● Direction:
Output the material exactly, but drop every image it holds.

:::

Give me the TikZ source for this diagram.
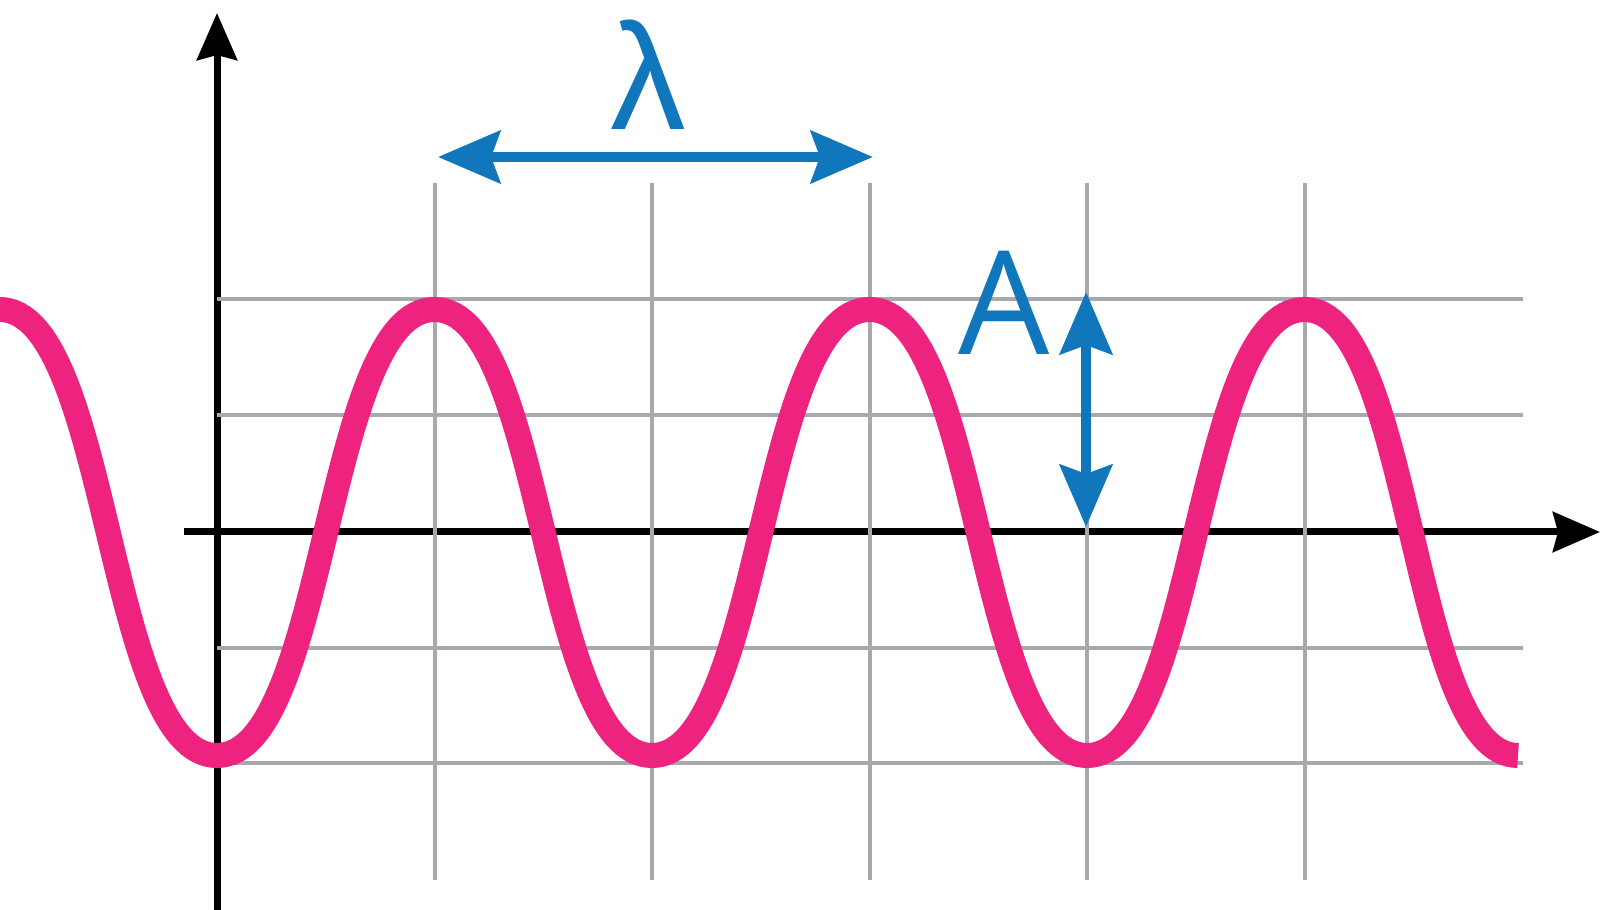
\documentclass[tikz,border=0pt]{standalone}
\usepackage{fontspec}
\setmainfont{Open Sans}
\newfontfamily\lamfont{Liberation Sans}
\usetikzlibrary{arrows.meta}
\definecolor{wave}{RGB}{238,35,127}
\definecolor{lab}{RGB}{17,119,189}
\definecolor{gridc}{RGB}{167,169,172}
\begin{document}
\begin{tikzpicture}[x=0.01cm,y=-0.01cm,
  gridline/.style={draw=gridc,line width=0.04cm},
  axisline/.style={draw=black,line width=0.07cm,-{Stealth[length=0.47cm,width=0.40cm,inset=0.05cm]}},
  measure/.style={draw=lab,line width=0.105cm,{Stealth[length=0.62cm,width=0.52cm,inset=0.09cm]}-{Stealth[length=0.62cm,width=0.52cm,inset=0.09cm]}},
  wavecurve/.style={draw=wave,line width=0.25cm},
  tag/.style={text=lab,font=\fontsize{41}{41}\selectfont,inner sep=0pt,anchor=base}]
\useasboundingbox (0,0) rectangle (1600,910);
% axes
\coordinate (yb) at (217,910);
\coordinate (yt) at (217,13);
\coordinate (xl) at (184,532);
\coordinate (xr) at (1600,532);
\draw[axisline] (yb) -- (yt);
\draw[axisline] (xl) -- (xr);
% grid
\foreach \i in {1,...,5}
  \draw[gridline] ({217+217.5*\i},183) -- ({217+217.5*\i},880);
\foreach \yy in {299,415.5,648.5,763}
  \draw[gridline] (217,\yy) -- (1523,\yy);
% wave
\draw[wavecurve] (-0.5,309.5)
  .. controls +(110,0) and +(-110,0) .. (217,755.5)
  .. controls +(110,0) and +(-110,0) .. (434.5,309.5)
  .. controls +(110,0) and +(-110,0) .. (652,755.5)
  .. controls +(110,0) and +(-110,0) .. (869.5,309.5)
  .. controls +(110,0) and +(-110,0) .. (1087,755.5)
  .. controls +(110,0) and +(-110,0) .. (1304.5,309.5)
  .. controls +(108,0) and +(-108,0) .. (1518,755.5);
% wavelength
\coordinate (l1) at (438,157);
\coordinate (l2) at (873,157);
\draw[measure] (l1) -- (l2);
\node[tag,font=\lamfont\fontsize{43}{43}\selectfont] (lambda) at (648,130) {λ};
% amplitude
\coordinate (a1) at (1086,292);
\coordinate (a2) at (1086,527);
\draw[measure] (a1) -- (a2);
\node[tag] (amp) at (1004,355) {A};
\end{tikzpicture}
\end{document}
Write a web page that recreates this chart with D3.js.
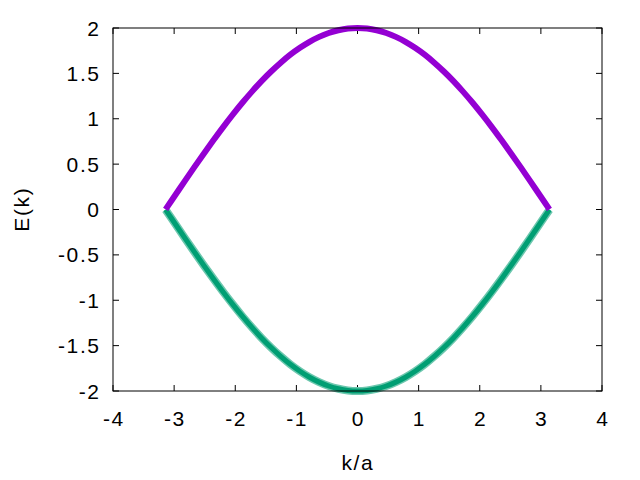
<!DOCTYPE html>
<html><head><meta charset="utf-8">
<script src="https://cdn.jsdelivr.net/npm/d3@7"></script>
<style>body{margin:0;background:#fff}svg{display:block}text{font-family:"Liberation Sans",Arial,sans-serif;font-size:21px;letter-spacing:1.6px;fill:#000}</style>
</head><body>
<svg id="c" width="640" height="480"></svg>
<script>
const kValues = [-3.14,-2.983,-2.826,-2.669,-2.512,-2.355,-2.198,-2.041,-1.884,-1.727,-1.57,-1.413,-1.256,-1.099,-0.942,-0.785,-0.628,-0.471,-0.314,-0.157,0,0.157,0.314,0.471,0.628,0.785,0.942,1.099,1.256,1.413,1.57,1.727,1.884,2.041,2.198,2.355,2.512,2.669,2.826,2.983,3.14];
const upperE = [0.002,0.157,0.313,0.467,0.618,0.765,0.908,1.045,1.176,1.299,1.415,1.521,1.618,1.706,1.782,1.848,1.902,1.945,1.975,1.994,2.0,1.994,1.975,1.945,1.902,1.848,1.782,1.706,1.618,1.521,1.415,1.299,1.176,1.045,0.908,0.765,0.618,0.467,0.313,0.157,0.002];
const lowerE = [-0.002,-0.157,-0.313,-0.467,-0.618,-0.765,-0.908,-1.045,-1.176,-1.299,-1.415,-1.521,-1.618,-1.706,-1.782,-1.848,-1.902,-1.945,-1.975,-1.994,-2.0,-1.994,-1.975,-1.945,-1.902,-1.848,-1.782,-1.706,-1.618,-1.521,-1.415,-1.299,-1.176,-1.045,-0.908,-0.765,-0.618,-0.467,-0.313,-0.157,-0.002];
const xTicks = [-4,-3,-2,-1,0,1,2,3,4];
const yTicks = [-2,-1.5,-1,-0.5,0,0.5,1,1.5,2];

const svg = d3.select("#c");
const L=113,R=602,T=28,B=391;
const x = d3.scaleLinear().domain([-4,4]).range([L,R]);
const y = d3.scaleLinear().domain([-2,2]).range([B,T]);
const tl = 6;
const LS = 1.6;
function label(px, py, txt, anchor, rot){
  const off = anchor==="end" ? LS : anchor==="middle" ? LS/2 : 0;
  const gg = svg.append("g").attr("transform",`translate(${px},${py})` + (rot?` rotate(${rot})`:""));
  gg.append("text").attr("x",off).attr("text-anchor",anchor).text(txt);
}

xTicks.forEach(t=>{
  svg.append("line").attr("x1",x(t)).attr("x2",x(t)).attr("y1",B).attr("y2",B-tl).attr("stroke","#000");
  svg.append("line").attr("x1",x(t)).attr("x2",x(t)).attr("y1",T).attr("y2",T+tl).attr("stroke","#000");
  label(x(t),426,t,"middle");
});
yTicks.forEach(t=>{
  svg.append("line").attr("x1",L).attr("x2",L+tl).attr("y1",y(t)).attr("y2",y(t)).attr("stroke","#000");
  svg.append("line").attr("x1",R).attr("x2",R-tl).attr("y1",y(t)).attr("y2",y(t)).attr("stroke","#000");
  label(99,y(t)+7.5,t,"end");
});

const line = d3.line().x(d=>x(d[0])).y(d=>y(d[1])).curve(d3.curveCatmullRom);
const up = kValues.map((k,i)=>[k,upperE[i]]);
const lo = kValues.map((k,i)=>[k,lowerE[i]]);

svg.append("path").attr("d",line(lo)).attr("fill","none").attr("stroke","#6cc7ae").attr("stroke-width",8);
svg.append("path").attr("d",line(lo)).attr("fill","none").attr("stroke","#009e73").attr("stroke-width",5);
svg.append("path").attr("d",line(up)).attr("fill","none").attr("stroke","#9400d3").attr("stroke-width",6);

svg.append("rect").attr("x",L).attr("y",T).attr("width",R-L).attr("height",B-T).attr("fill","none").attr("stroke","#000");

label(357,470,"k/a","middle");
label(29,210,"E(k)","middle",-90);
</script>
</body></html>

:::

● Task solution:
Give me the TikZ source for this diagram.
\documentclass[tikz,border=0pt]{standalone}
\usepackage{fontspec}
\setmainfont{Open Sans}
\newfontfamily\lamfont{Liberation Sans}
\usetikzlibrary{arrows.meta}
\definecolor{wave}{RGB}{238,35,127}
\definecolor{lab}{RGB}{17,119,189}
\definecolor{gridc}{RGB}{167,169,172}
\begin{document}
\begin{tikzpicture}[x=0.01cm,y=-0.01cm,
  gridline/.style={draw=gridc,line width=0.04cm},
  axisline/.style={draw=black,line width=0.07cm,-{Stealth[length=0.47cm,width=0.40cm,inset=0.05cm]}},
  measure/.style={draw=lab,line width=0.105cm,{Stealth[length=0.62cm,width=0.52cm,inset=0.09cm]}-{Stealth[length=0.62cm,width=0.52cm,inset=0.09cm]}},
  wavecurve/.style={draw=wave,line width=0.25cm},
  tag/.style={text=lab,font=\fontsize{41}{41}\selectfont,inner sep=0pt,anchor=base}]
\useasboundingbox (0,0) rectangle (1600,910);
% axes
\coordinate (yb) at (217,910);
\coordinate (yt) at (217,13);
\coordinate (xl) at (184,532);
\coordinate (xr) at (1600,532);
\draw[axisline] (yb) -- (yt);
\draw[axisline] (xl) -- (xr);
% grid
\foreach \i in {1,...,5}
  \draw[gridline] ({217+217.5*\i},183) -- ({217+217.5*\i},880);
\foreach \yy in {299,415.5,648.5,763}
  \draw[gridline] (217,\yy) -- (1523,\yy);
% wave
\draw[wavecurve] (-0.5,309.5)
  .. controls +(110,0) and +(-110,0) .. (217,755.5)
  .. controls +(110,0) and +(-110,0) .. (434.5,309.5)
  .. controls +(110,0) and +(-110,0) .. (652,755.5)
  .. controls +(110,0) and +(-110,0) .. (869.5,309.5)
  .. controls +(110,0) and +(-110,0) .. (1087,755.5)
  .. controls +(110,0) and +(-110,0) .. (1304.5,309.5)
  .. controls +(108,0) and +(-108,0) .. (1518,755.5);
% wavelength
\coordinate (l1) at (438,157);
\coordinate (l2) at (873,157);
\draw[measure] (l1) -- (l2);
\node[tag,font=\lamfont\fontsize{43}{43}\selectfont] (lambda) at (648,130) {λ};
% amplitude
\coordinate (a1) at (1086,292);
\coordinate (a2) at (1086,527);
\draw[measure] (a1) -- (a2);
\node[tag] (amp) at (1004,355) {A};
\end{tikzpicture}
\end{document}
Write a web page that recreates this chart with D3.js.
<!DOCTYPE html>
<html><head><meta charset="utf-8">
<script src="https://cdn.jsdelivr.net/npm/d3@7"></script>
<style>body{margin:0;background:#fff}svg{display:block}text{font-family:"Liberation Sans",Arial,sans-serif;font-size:21px;letter-spacing:1.6px;fill:#000}</style>
</head><body>
<svg id="c" width="640" height="480"></svg>
<script>
const kValues = [-3.14,-2.983,-2.826,-2.669,-2.512,-2.355,-2.198,-2.041,-1.884,-1.727,-1.57,-1.413,-1.256,-1.099,-0.942,-0.785,-0.628,-0.471,-0.314,-0.157,0,0.157,0.314,0.471,0.628,0.785,0.942,1.099,1.256,1.413,1.57,1.727,1.884,2.041,2.198,2.355,2.512,2.669,2.826,2.983,3.14];
const upperE = [0.002,0.157,0.313,0.467,0.618,0.765,0.908,1.045,1.176,1.299,1.415,1.521,1.618,1.706,1.782,1.848,1.902,1.945,1.975,1.994,2.0,1.994,1.975,1.945,1.902,1.848,1.782,1.706,1.618,1.521,1.415,1.299,1.176,1.045,0.908,0.765,0.618,0.467,0.313,0.157,0.002];
const lowerE = [-0.002,-0.157,-0.313,-0.467,-0.618,-0.765,-0.908,-1.045,-1.176,-1.299,-1.415,-1.521,-1.618,-1.706,-1.782,-1.848,-1.902,-1.945,-1.975,-1.994,-2.0,-1.994,-1.975,-1.945,-1.902,-1.848,-1.782,-1.706,-1.618,-1.521,-1.415,-1.299,-1.176,-1.045,-0.908,-0.765,-0.618,-0.467,-0.313,-0.157,-0.002];
const xTicks = [-4,-3,-2,-1,0,1,2,3,4];
const yTicks = [-2,-1.5,-1,-0.5,0,0.5,1,1.5,2];

const svg = d3.select("#c");
const L=113,R=602,T=28,B=391;
const x = d3.scaleLinear().domain([-4,4]).range([L,R]);
const y = d3.scaleLinear().domain([-2,2]).range([B,T]);
const tl = 6;
const LS = 1.6;
function label(px, py, txt, anchor, rot){
  const off = anchor==="end" ? LS : anchor==="middle" ? LS/2 : 0;
  const gg = svg.append("g").attr("transform",`translate(${px},${py})` + (rot?` rotate(${rot})`:""));
  gg.append("text").attr("x",off).attr("text-anchor",anchor).text(txt);
}

xTicks.forEach(t=>{
  svg.append("line").attr("x1",x(t)).attr("x2",x(t)).attr("y1",B).attr("y2",B-tl).attr("stroke","#000");
  svg.append("line").attr("x1",x(t)).attr("x2",x(t)).attr("y1",T).attr("y2",T+tl).attr("stroke","#000");
  label(x(t),426,t,"middle");
});
yTicks.forEach(t=>{
  svg.append("line").attr("x1",L).attr("x2",L+tl).attr("y1",y(t)).attr("y2",y(t)).attr("stroke","#000");
  svg.append("line").attr("x1",R).attr("x2",R-tl).attr("y1",y(t)).attr("y2",y(t)).attr("stroke","#000");
  label(99,y(t)+7.5,t,"end");
});

const line = d3.line().x(d=>x(d[0])).y(d=>y(d[1])).curve(d3.curveCatmullRom);
const up = kValues.map((k,i)=>[k,upperE[i]]);
const lo = kValues.map((k,i)=>[k,lowerE[i]]);

svg.append("path").attr("d",line(lo)).attr("fill","none").attr("stroke","#6cc7ae").attr("stroke-width",8);
svg.append("path").attr("d",line(lo)).attr("fill","none").attr("stroke","#009e73").attr("stroke-width",5);
svg.append("path").attr("d",line(up)).attr("fill","none").attr("stroke","#9400d3").attr("stroke-width",6);

svg.append("rect").attr("x",L).attr("y",T).attr("width",R-L).attr("height",B-T).attr("fill","none").attr("stroke","#000");

label(357,470,"k/a","middle");
label(29,210,"E(k)","middle",-90);
</script>
</body></html>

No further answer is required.